I love to travel.
My children never knew a vacation without frequent stops at historic markers. Other dads were taking their kids to the beach and the mountains and Disney World. I did, too. But we stopped at a lot of cemeteries and memorials along the way.
I hope some of it took. You never know with kids. They are not always real open about their thoughts.
Once we traveled to Massachusetts in March. We were looking at a particular marker when a grand snowball fight broke out. I had taken about 50 eighth-graders with us on this particular vacation. (Yes, there is often snow on the ground in Massachusetts in March.)
The marker we were visiting was inscribed with the name Jonas Parker. He was born in 1723 to Andrew and Sarah Whitney Parker. I am sure they loved their son very much. He had a twin brother named Amos and they had a younger sibling, Thomas.

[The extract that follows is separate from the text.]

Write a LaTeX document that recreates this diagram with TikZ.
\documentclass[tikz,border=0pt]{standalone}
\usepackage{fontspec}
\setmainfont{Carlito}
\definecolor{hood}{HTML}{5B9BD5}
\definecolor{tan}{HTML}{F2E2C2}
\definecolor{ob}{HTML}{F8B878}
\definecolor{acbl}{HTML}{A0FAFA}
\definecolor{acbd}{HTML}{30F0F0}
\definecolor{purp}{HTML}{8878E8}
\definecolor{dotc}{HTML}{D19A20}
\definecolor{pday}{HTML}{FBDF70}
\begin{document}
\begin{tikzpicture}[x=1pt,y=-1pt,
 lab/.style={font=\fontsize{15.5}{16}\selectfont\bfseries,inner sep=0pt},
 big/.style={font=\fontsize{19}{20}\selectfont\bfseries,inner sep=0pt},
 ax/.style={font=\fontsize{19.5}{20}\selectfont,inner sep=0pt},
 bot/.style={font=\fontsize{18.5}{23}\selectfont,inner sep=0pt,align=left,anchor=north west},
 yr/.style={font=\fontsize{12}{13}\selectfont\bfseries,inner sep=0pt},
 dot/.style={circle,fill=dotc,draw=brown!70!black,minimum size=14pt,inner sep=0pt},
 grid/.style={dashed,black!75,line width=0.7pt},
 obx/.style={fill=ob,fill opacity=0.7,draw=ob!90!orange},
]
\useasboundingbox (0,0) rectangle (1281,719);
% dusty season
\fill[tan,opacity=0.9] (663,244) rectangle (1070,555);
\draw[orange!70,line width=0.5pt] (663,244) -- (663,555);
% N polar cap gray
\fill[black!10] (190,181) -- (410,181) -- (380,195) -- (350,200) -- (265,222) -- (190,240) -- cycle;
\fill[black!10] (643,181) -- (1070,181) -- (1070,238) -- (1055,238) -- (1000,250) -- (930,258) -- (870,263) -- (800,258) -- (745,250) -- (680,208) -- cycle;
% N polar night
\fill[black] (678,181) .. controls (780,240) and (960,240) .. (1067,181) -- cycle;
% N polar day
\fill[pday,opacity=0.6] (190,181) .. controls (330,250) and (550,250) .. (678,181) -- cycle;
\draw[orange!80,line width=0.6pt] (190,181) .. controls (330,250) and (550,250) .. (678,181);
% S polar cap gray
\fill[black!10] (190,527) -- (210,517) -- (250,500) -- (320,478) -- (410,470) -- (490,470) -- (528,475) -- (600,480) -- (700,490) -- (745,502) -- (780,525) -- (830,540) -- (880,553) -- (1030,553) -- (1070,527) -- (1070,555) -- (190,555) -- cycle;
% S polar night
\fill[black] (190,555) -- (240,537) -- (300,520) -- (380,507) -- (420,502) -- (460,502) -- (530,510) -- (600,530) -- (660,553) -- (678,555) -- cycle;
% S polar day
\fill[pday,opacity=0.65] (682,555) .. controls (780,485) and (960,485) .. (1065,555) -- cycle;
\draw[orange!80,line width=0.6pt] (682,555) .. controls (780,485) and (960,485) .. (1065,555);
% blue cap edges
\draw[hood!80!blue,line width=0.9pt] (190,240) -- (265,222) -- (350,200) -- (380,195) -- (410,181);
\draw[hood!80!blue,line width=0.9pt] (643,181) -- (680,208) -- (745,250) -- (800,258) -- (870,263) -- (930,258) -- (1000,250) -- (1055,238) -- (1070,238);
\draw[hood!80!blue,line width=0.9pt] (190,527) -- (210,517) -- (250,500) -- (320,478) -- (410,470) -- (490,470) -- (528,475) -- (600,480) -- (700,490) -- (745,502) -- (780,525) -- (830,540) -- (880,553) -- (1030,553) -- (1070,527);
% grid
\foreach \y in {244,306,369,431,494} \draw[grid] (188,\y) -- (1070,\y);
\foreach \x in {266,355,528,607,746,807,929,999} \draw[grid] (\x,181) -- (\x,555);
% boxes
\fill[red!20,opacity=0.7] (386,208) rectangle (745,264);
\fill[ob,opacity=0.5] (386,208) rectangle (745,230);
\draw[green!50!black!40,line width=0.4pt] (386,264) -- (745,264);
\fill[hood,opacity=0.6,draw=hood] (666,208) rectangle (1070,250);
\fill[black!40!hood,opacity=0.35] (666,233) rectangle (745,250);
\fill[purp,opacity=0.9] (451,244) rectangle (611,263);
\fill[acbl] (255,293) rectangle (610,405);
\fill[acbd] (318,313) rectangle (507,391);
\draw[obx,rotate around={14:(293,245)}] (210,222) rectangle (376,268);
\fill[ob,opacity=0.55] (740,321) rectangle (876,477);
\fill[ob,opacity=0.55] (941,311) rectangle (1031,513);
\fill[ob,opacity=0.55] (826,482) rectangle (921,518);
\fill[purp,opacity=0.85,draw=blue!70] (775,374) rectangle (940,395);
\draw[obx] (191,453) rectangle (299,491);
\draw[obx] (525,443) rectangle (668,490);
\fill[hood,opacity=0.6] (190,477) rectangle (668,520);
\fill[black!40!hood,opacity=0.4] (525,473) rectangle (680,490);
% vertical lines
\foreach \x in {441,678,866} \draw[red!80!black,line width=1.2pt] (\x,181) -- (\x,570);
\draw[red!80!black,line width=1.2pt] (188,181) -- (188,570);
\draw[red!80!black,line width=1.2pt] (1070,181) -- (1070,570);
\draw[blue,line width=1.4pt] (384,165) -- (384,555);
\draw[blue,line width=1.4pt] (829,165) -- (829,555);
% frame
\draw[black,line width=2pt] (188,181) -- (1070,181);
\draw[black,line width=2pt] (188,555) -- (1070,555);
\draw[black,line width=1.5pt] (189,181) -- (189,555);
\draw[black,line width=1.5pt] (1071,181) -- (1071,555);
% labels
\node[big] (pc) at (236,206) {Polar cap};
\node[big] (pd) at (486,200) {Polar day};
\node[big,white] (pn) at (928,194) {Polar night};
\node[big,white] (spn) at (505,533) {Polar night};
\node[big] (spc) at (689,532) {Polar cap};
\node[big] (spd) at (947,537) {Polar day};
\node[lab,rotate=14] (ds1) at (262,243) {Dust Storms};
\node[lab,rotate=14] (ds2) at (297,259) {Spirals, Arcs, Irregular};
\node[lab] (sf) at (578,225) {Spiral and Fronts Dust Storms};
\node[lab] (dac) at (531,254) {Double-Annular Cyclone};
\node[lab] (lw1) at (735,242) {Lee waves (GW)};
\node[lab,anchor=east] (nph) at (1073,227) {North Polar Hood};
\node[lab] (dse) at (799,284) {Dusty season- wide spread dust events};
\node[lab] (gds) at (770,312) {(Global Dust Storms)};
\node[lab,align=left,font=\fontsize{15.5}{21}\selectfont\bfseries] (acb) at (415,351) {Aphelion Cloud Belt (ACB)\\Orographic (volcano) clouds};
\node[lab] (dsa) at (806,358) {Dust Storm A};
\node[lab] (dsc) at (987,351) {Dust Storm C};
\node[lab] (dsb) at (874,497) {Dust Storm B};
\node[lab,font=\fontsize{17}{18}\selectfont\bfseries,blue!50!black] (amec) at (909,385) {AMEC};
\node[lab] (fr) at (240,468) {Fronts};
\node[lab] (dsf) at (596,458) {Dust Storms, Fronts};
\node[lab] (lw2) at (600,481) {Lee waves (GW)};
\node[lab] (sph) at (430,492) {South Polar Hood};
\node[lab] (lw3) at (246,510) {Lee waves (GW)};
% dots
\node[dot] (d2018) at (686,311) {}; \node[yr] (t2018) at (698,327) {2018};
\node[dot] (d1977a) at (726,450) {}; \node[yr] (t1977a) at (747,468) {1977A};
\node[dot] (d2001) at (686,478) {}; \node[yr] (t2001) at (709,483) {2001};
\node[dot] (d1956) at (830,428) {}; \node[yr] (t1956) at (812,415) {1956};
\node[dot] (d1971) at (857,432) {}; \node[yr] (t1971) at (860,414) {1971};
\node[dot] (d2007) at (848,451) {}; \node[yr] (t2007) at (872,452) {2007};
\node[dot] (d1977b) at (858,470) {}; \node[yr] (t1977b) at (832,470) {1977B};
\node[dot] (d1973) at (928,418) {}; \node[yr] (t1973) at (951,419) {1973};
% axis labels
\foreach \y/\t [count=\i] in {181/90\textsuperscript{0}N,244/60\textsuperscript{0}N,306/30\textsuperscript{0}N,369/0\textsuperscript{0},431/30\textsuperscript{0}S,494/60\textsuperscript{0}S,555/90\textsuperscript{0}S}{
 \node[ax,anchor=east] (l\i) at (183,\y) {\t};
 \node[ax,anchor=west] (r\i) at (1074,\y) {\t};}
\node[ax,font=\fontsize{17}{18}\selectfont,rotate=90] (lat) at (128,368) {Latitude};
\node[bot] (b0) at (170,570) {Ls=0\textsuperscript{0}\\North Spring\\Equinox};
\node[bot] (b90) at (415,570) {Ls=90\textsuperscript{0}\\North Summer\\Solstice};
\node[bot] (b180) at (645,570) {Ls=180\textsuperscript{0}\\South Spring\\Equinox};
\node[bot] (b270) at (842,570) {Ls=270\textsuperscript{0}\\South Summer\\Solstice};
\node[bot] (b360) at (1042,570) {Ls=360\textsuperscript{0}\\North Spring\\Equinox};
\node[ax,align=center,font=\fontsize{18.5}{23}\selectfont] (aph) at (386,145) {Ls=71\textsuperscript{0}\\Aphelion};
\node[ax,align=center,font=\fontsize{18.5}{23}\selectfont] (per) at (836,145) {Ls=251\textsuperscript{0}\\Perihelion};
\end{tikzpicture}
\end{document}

Parker also had a wife and one child, who was given the Biblical name Philemon. He was 20 when his dad passed away.
It makes you think about all the identities one person can have concurrently in life. Son (or daughter, since we are now talking hypothetically), father (or mother), husband, (or wife) brother or sister. We could throw friend in there, too. I have friends who are as close as family. I’m sure Jonas Parker did, too.
I am absolutely certain that my children remember the impromptu snowball fight that broke out on that village green in Lexington, Mass., the day we visited Jonas Parker, but I hope that somewhere, deep inside them, they appreciate what he did for them, what he did for all of us.

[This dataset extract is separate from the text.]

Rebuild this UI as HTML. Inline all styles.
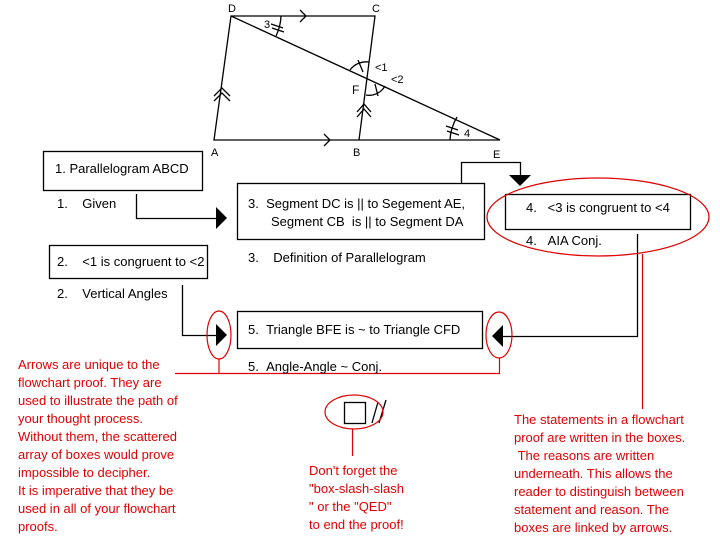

On another vacation we went to Hawaii. Now that was a great trip. One morning two old hippies in a battered van picked us up at our hotel on Maui and drove us to the top of a mountain. Haleakala. The idea was to watch the sun come up from the summit, 10,000 feet above the nearby Pacific Ocean. All we saw from the summit was fog, but we got on bicycles and rode all the way down to the sea, itself. Twenty-four miles. Magnificent.
We saw whales in Hawaii and swam in giant surf and watched a hula show and walked on an active volcano.
But we also went to a U.S. Naval base and took a launch out to a memorial built over a sunken battleship. We learned that more than 1,000 sons, brothers, husbands, fathers and friends were interred at the bottom of that particular harbor. Later that same day, we went to a place called the Punch Bowl and saw row after row of crosses — and a few stars of David — all with a common date engraved on them. Dec. 7, 1941.
On another vacation we went to Washington, D.C. and I took my children to visit a black granite wall engraved with 56,000 names. We did etchings of a couple. One name on that wall was Robert Anthony Piper. He went by Tony. He and I graduated high school together, 50 years ago this week. Another was Danny Jo Richardson, a Porterdale boy, like me. Danny Jo graduated with my sister.
Tony died through hostile action, small arms fire on July 31, 1971 in South Vietnam, Quang Tin province. Danny Jo Richardson U.S. Army Specialist 4th class, was killed in action by a grenade explosion on April 3rd, 1968 at Binh Dinh, South Vietnam.
My kids have seen so many other memorials and markers commemorating those whose supreme sacrifice made it possible for me and my family to live freely in this country, earn a living, and travel across this great land.
Jonas Parker, you see, was the very first American soldier to lay his life upon the Altar of Freedom. Almost a million others have done so since, including my friends, Tony and Danny Jo.
Monday is the day set aside to collectively honor all of them.
You know, a lot of people don’t know the difference in Memorial Day and Armed Forces Day and Veterans Day and, quite frankly, the Fourth of July. But there is a difference.
All those days are important and appropriate, and there is never a wrong time to thank a soldier or veteran for serving our country.
But each of us is only given one life to live, and Monday is the day we honor those who gave theirs for our collective freedom. What a precious gift. I pray that my children, my grandchildren and my grandchildren’s grandchildren will always remember their sacrifices and do whatever is necessary to protect the freedom so dearly purchased.